**What you will do:** Omit all images. Write out the rest of the material exactly.

**Source material:**
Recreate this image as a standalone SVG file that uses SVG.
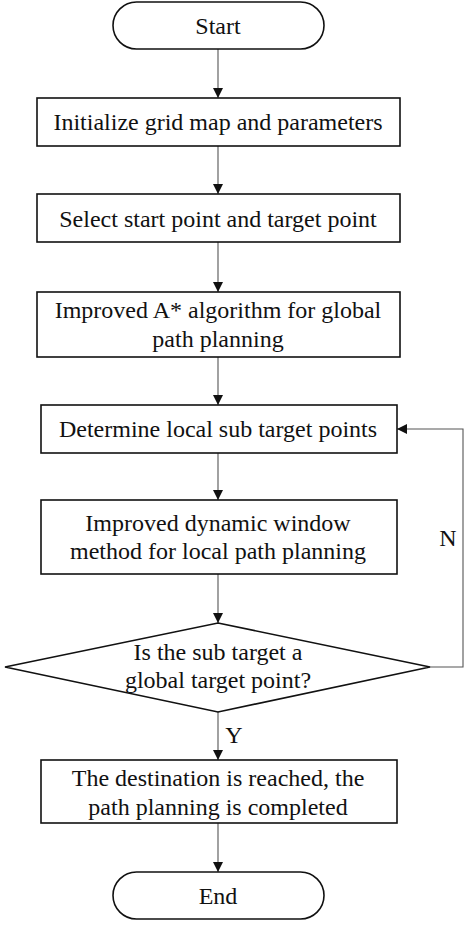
<svg xmlns="http://www.w3.org/2000/svg" width="474" height="926" viewBox="0 0 474 926">
<style>
.n{fill:#fff;stroke:#111;stroke-width:1.6}
.t{font-family:"Liberation Serif","Times New Roman",serif;font-size:24px;fill:#111;text-anchor:middle}
.c{fill:none;stroke:#555;stroke-width:1.1}
</style>
<defs>
<marker id="a" viewBox="0 0 10 10" refX="10" refY="5" markerWidth="10" markerHeight="10" markerUnits="userSpaceOnUse" orient="auto">
<path d="M0,0 L10,5 L0,10 Z" fill="#111"/>
</marker>
</defs>
<rect width="474" height="926" fill="#fff"/>
<g id="connectors">
<line class="c" x1="218" y1="49" x2="218" y2="98" marker-end="url(#a)"/>
<line class="c" x1="218" y1="146" x2="218" y2="194" marker-end="url(#a)"/>
<line class="c" x1="218" y1="242" x2="218" y2="292" marker-end="url(#a)"/>
<line class="c" x1="218" y1="357" x2="218" y2="405" marker-end="url(#a)"/>
<line class="c" x1="218" y1="453" x2="218" y2="500" marker-end="url(#a)"/>
<line class="c" x1="218" y1="574" x2="218" y2="623" marker-end="url(#a)"/>
<line class="c" x1="218" y1="712" x2="218" y2="760" marker-end="url(#a)"/>
<line class="c" x1="218" y1="823" x2="218" y2="872" marker-end="url(#a)"/>
<polyline class="c" points="430,667 463,667 463,429 397,429" marker-end="url(#a)"/>
<text class="t" x="448" y="546">N</text>
<text class="t" x="234" y="743">Y</text>
</g>
<g id="start">
<rect class="n" x="113" y="2" width="211" height="47" rx="23.5"/>
<text class="t" x="218" y="34">Start</text>
</g>
<g id="init">
<rect class="n" x="37" y="98" width="363" height="48"/>
<text class="t" x="218" y="130">Initialize grid map and parameters</text>
</g>
<g id="select">
<rect class="n" x="37" y="194" width="363" height="48"/>
<text class="t" x="218" y="227">Select start point and target point</text>
</g>
<g id="astar">
<rect class="n" x="37" y="292" width="363" height="65"/>
<text class="t" x="218" y="318">Improved A* algorithm for global</text>
<text class="t" x="218" y="347">path planning</text>
</g>
<g id="subtarget">
<rect class="n" x="41" y="405" width="356" height="48"/>
<text class="t" x="218" y="437">Determine local sub target points</text>
</g>
<g id="dwa">
<rect class="n" x="41" y="500" width="356" height="74"/>
<text class="t" x="218" y="531">Improved dynamic window</text>
<text class="t" x="218" y="559">method for local path planning</text>
</g>
<g id="decision">
<polygon class="n" points="218,623 430,667 218,712 5,667"/>
<text class="t" x="218" y="660">Is the sub target a</text>
<text class="t" x="218" y="688">global target point?</text>
</g>
<g id="done">
<rect class="n" x="41" y="760" width="356" height="63"/>
<text class="t" x="218" y="786">The destination is reached, the</text>
<text class="t" x="218" y="815">path planning is completed</text>
</g>
<g id="end">
<rect class="n" x="113" y="872" width="211" height="47" rx="23.5"/>
<text class="t" x="218" y="904">End</text>
</g>
</svg>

**Solved problem:**
Recreate this image as a standalone SVG file that uses SVG.
<svg xmlns="http://www.w3.org/2000/svg" width="474" height="926" viewBox="0 0 474 926">
<style>
.n{fill:#fff;stroke:#111;stroke-width:1.6}
.t{font-family:"Liberation Serif","Times New Roman",serif;font-size:24px;fill:#111;text-anchor:middle}
.c{fill:none;stroke:#555;stroke-width:1.1}
</style>
<defs>
<marker id="a" viewBox="0 0 10 10" refX="10" refY="5" markerWidth="10" markerHeight="10" markerUnits="userSpaceOnUse" orient="auto">
<path d="M0,0 L10,5 L0,10 Z" fill="#111"/>
</marker>
</defs>
<rect width="474" height="926" fill="#fff"/>
<g id="connectors">
<line class="c" x1="218" y1="49" x2="218" y2="98" marker-end="url(#a)"/>
<line class="c" x1="218" y1="146" x2="218" y2="194" marker-end="url(#a)"/>
<line class="c" x1="218" y1="242" x2="218" y2="292" marker-end="url(#a)"/>
<line class="c" x1="218" y1="357" x2="218" y2="405" marker-end="url(#a)"/>
<line class="c" x1="218" y1="453" x2="218" y2="500" marker-end="url(#a)"/>
<line class="c" x1="218" y1="574" x2="218" y2="623" marker-end="url(#a)"/>
<line class="c" x1="218" y1="712" x2="218" y2="760" marker-end="url(#a)"/>
<line class="c" x1="218" y1="823" x2="218" y2="872" marker-end="url(#a)"/>
<polyline class="c" points="430,667 463,667 463,429 397,429" marker-end="url(#a)"/>
<text class="t" x="448" y="546">N</text>
<text class="t" x="234" y="743">Y</text>
</g>
<g id="start">
<rect class="n" x="113" y="2" width="211" height="47" rx="23.5"/>
<text class="t" x="218" y="34">Start</text>
</g>
<g id="init">
<rect class="n" x="37" y="98" width="363" height="48"/>
<text class="t" x="218" y="130">Initialize grid map and parameters</text>
</g>
<g id="select">
<rect class="n" x="37" y="194" width="363" height="48"/>
<text class="t" x="218" y="227">Select start point and target point</text>
</g>
<g id="astar">
<rect class="n" x="37" y="292" width="363" height="65"/>
<text class="t" x="218" y="318">Improved A* algorithm for global</text>
<text class="t" x="218" y="347">path planning</text>
</g>
<g id="subtarget">
<rect class="n" x="41" y="405" width="356" height="48"/>
<text class="t" x="218" y="437">Determine local sub target points</text>
</g>
<g id="dwa">
<rect class="n" x="41" y="500" width="356" height="74"/>
<text class="t" x="218" y="531">Improved dynamic window</text>
<text class="t" x="218" y="559">method for local path planning</text>
</g>
<g id="decision">
<polygon class="n" points="218,623 430,667 218,712 5,667"/>
<text class="t" x="218" y="660">Is the sub target a</text>
<text class="t" x="218" y="688">global target point?</text>
</g>
<g id="done">
<rect class="n" x="41" y="760" width="356" height="63"/>
<text class="t" x="218" y="786">The destination is reached, the</text>
<text class="t" x="218" y="815">path planning is completed</text>
</g>
<g id="end">
<rect class="n" x="113" y="872" width="211" height="47" rx="23.5"/>
<text class="t" x="218" y="904">End</text>
</g>
</svg>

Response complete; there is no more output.